[WHAT TO DO] Do not copy the pictures; transcribe all other material exactly.

[RECORDED DATA]
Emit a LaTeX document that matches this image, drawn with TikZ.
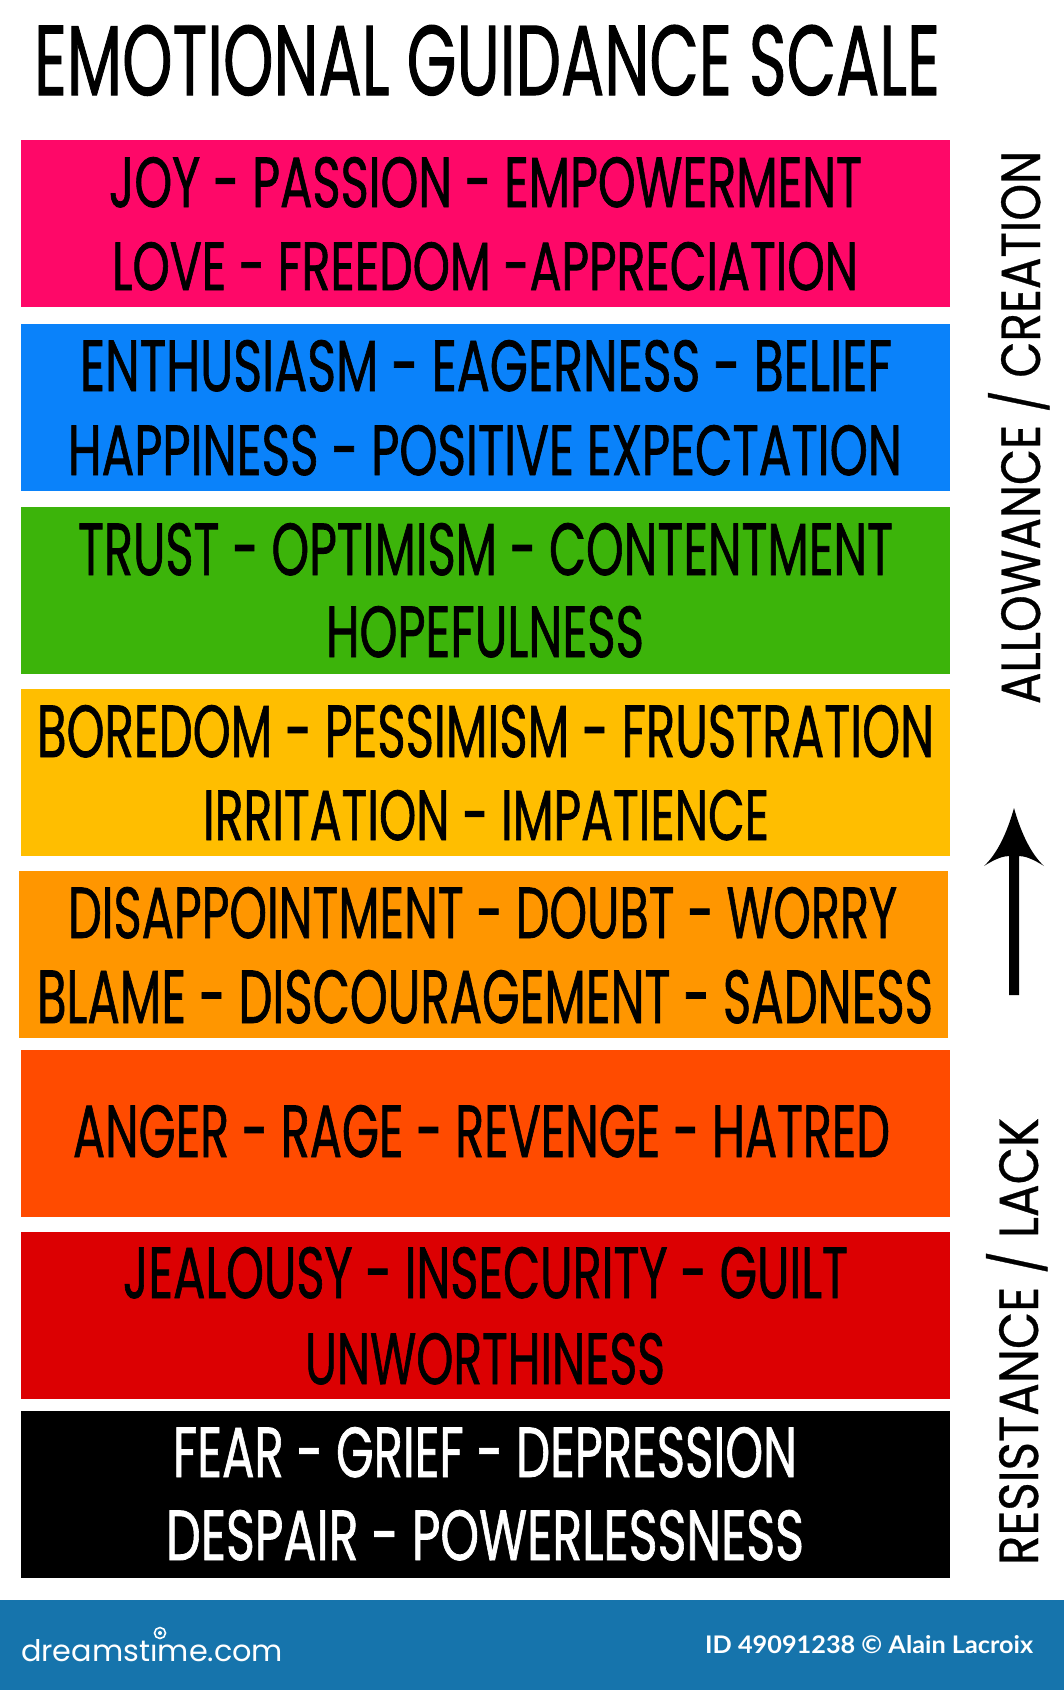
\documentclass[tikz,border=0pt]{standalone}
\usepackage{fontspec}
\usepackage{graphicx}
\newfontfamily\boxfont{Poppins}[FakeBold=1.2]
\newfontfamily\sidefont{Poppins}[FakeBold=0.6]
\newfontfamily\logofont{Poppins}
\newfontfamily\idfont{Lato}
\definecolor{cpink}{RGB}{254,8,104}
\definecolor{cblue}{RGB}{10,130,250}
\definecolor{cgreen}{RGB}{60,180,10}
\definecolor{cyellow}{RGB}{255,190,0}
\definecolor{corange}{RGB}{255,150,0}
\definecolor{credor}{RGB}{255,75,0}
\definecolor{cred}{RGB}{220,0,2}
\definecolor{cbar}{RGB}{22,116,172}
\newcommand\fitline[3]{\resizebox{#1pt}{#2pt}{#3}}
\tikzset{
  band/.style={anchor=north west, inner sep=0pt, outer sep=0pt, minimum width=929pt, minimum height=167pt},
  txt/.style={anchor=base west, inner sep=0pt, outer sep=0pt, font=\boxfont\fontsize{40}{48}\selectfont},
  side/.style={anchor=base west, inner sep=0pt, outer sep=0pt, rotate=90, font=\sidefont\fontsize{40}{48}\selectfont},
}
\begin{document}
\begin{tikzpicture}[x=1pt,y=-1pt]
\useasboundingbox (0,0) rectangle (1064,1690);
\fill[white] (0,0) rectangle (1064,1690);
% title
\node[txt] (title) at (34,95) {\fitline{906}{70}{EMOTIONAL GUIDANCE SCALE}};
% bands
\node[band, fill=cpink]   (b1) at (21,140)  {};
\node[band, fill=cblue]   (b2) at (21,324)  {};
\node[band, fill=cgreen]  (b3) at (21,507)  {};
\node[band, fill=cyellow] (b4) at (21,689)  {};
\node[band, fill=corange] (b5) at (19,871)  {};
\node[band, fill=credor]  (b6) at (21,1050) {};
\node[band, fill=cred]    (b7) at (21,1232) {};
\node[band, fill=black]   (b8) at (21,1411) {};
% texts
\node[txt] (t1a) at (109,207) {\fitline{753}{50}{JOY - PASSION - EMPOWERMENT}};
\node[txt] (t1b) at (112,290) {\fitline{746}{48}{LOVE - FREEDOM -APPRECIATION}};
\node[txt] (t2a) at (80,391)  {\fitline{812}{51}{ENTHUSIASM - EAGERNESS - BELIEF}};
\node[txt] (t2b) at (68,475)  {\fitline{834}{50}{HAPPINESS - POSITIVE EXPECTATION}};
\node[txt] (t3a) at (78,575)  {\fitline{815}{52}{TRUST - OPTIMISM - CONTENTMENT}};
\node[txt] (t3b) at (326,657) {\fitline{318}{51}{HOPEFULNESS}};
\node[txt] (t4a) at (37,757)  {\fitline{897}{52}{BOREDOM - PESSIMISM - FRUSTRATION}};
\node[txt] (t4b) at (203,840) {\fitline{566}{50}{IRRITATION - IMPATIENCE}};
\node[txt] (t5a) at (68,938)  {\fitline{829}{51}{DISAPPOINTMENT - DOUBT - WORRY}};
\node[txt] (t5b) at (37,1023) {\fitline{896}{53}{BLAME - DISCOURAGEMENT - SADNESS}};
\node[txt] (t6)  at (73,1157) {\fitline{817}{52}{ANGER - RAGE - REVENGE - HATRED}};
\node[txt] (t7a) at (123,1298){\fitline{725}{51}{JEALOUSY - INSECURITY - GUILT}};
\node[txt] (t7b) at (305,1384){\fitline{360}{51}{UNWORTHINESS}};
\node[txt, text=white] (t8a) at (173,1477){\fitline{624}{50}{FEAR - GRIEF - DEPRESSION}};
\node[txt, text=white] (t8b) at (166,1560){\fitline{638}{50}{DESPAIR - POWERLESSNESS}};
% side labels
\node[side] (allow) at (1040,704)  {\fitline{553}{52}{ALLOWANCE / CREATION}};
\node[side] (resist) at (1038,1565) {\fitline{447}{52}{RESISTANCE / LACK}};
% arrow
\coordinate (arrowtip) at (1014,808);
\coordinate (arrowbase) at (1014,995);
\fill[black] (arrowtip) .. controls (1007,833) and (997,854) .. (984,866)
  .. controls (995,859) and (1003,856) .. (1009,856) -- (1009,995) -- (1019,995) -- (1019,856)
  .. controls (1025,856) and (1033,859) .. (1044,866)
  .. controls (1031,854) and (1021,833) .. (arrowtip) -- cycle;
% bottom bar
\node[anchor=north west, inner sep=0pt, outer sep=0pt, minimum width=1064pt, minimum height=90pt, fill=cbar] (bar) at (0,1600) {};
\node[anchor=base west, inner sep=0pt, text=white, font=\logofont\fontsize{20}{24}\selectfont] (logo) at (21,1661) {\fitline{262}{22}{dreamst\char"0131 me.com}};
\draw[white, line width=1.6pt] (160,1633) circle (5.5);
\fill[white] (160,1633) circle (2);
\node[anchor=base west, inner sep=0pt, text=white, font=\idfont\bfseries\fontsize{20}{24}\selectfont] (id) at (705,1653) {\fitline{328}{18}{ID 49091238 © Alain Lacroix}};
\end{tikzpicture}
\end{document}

[OUTPUT OF THE EXERCISE]
Emit a LaTeX document that matches this image, drawn with TikZ.
\documentclass[tikz,border=0pt]{standalone}
\usepackage{fontspec}
\usepackage{graphicx}
\newfontfamily\boxfont{Poppins}[FakeBold=1.2]
\newfontfamily\sidefont{Poppins}[FakeBold=0.6]
\newfontfamily\logofont{Poppins}
\newfontfamily\idfont{Lato}
\definecolor{cpink}{RGB}{254,8,104}
\definecolor{cblue}{RGB}{10,130,250}
\definecolor{cgreen}{RGB}{60,180,10}
\definecolor{cyellow}{RGB}{255,190,0}
\definecolor{corange}{RGB}{255,150,0}
\definecolor{credor}{RGB}{255,75,0}
\definecolor{cred}{RGB}{220,0,2}
\definecolor{cbar}{RGB}{22,116,172}
\newcommand\fitline[3]{\resizebox{#1pt}{#2pt}{#3}}
\tikzset{
  band/.style={anchor=north west, inner sep=0pt, outer sep=0pt, minimum width=929pt, minimum height=167pt},
  txt/.style={anchor=base west, inner sep=0pt, outer sep=0pt, font=\boxfont\fontsize{40}{48}\selectfont},
  side/.style={anchor=base west, inner sep=0pt, outer sep=0pt, rotate=90, font=\sidefont\fontsize{40}{48}\selectfont},
}
\begin{document}
\begin{tikzpicture}[x=1pt,y=-1pt]
\useasboundingbox (0,0) rectangle (1064,1690);
\fill[white] (0,0) rectangle (1064,1690);
% title
\node[txt] (title) at (34,95) {\fitline{906}{70}{EMOTIONAL GUIDANCE SCALE}};
% bands
\node[band, fill=cpink]   (b1) at (21,140)  {};
\node[band, fill=cblue]   (b2) at (21,324)  {};
\node[band, fill=cgreen]  (b3) at (21,507)  {};
\node[band, fill=cyellow] (b4) at (21,689)  {};
\node[band, fill=corange] (b5) at (19,871)  {};
\node[band, fill=credor]  (b6) at (21,1050) {};
\node[band, fill=cred]    (b7) at (21,1232) {};
\node[band, fill=black]   (b8) at (21,1411) {};
% texts
\node[txt] (t1a) at (109,207) {\fitline{753}{50}{JOY - PASSION - EMPOWERMENT}};
\node[txt] (t1b) at (112,290) {\fitline{746}{48}{LOVE - FREEDOM -APPRECIATION}};
\node[txt] (t2a) at (80,391)  {\fitline{812}{51}{ENTHUSIASM - EAGERNESS - BELIEF}};
\node[txt] (t2b) at (68,475)  {\fitline{834}{50}{HAPPINESS - POSITIVE EXPECTATION}};
\node[txt] (t3a) at (78,575)  {\fitline{815}{52}{TRUST - OPTIMISM - CONTENTMENT}};
\node[txt] (t3b) at (326,657) {\fitline{318}{51}{HOPEFULNESS}};
\node[txt] (t4a) at (37,757)  {\fitline{897}{52}{BOREDOM - PESSIMISM - FRUSTRATION}};
\node[txt] (t4b) at (203,840) {\fitline{566}{50}{IRRITATION - IMPATIENCE}};
\node[txt] (t5a) at (68,938)  {\fitline{829}{51}{DISAPPOINTMENT - DOUBT - WORRY}};
\node[txt] (t5b) at (37,1023) {\fitline{896}{53}{BLAME - DISCOURAGEMENT - SADNESS}};
\node[txt] (t6)  at (73,1157) {\fitline{817}{52}{ANGER - RAGE - REVENGE - HATRED}};
\node[txt] (t7a) at (123,1298){\fitline{725}{51}{JEALOUSY - INSECURITY - GUILT}};
\node[txt] (t7b) at (305,1384){\fitline{360}{51}{UNWORTHINESS}};
\node[txt, text=white] (t8a) at (173,1477){\fitline{624}{50}{FEAR - GRIEF - DEPRESSION}};
\node[txt, text=white] (t8b) at (166,1560){\fitline{638}{50}{DESPAIR - POWERLESSNESS}};
% side labels
\node[side] (allow) at (1040,704)  {\fitline{553}{52}{ALLOWANCE / CREATION}};
\node[side] (resist) at (1038,1565) {\fitline{447}{52}{RESISTANCE / LACK}};
% arrow
\coordinate (arrowtip) at (1014,808);
\coordinate (arrowbase) at (1014,995);
\fill[black] (arrowtip) .. controls (1007,833) and (997,854) .. (984,866)
  .. controls (995,859) and (1003,856) .. (1009,856) -- (1009,995) -- (1019,995) -- (1019,856)
  .. controls (1025,856) and (1033,859) .. (1044,866)
  .. controls (1031,854) and (1021,833) .. (arrowtip) -- cycle;
% bottom bar
\node[anchor=north west, inner sep=0pt, outer sep=0pt, minimum width=1064pt, minimum height=90pt, fill=cbar] (bar) at (0,1600) {};
\node[anchor=base west, inner sep=0pt, text=white, font=\logofont\fontsize{20}{24}\selectfont] (logo) at (21,1661) {\fitline{262}{22}{dreamst\char"0131 me.com}};
\draw[white, line width=1.6pt] (160,1633) circle (5.5);
\fill[white] (160,1633) circle (2);
\node[anchor=base west, inner sep=0pt, text=white, font=\idfont\bfseries\fontsize{20}{24}\selectfont] (id) at (705,1653) {\fitline{328}{18}{ID 49091238 © Alain Lacroix}};
\end{tikzpicture}
\end{document}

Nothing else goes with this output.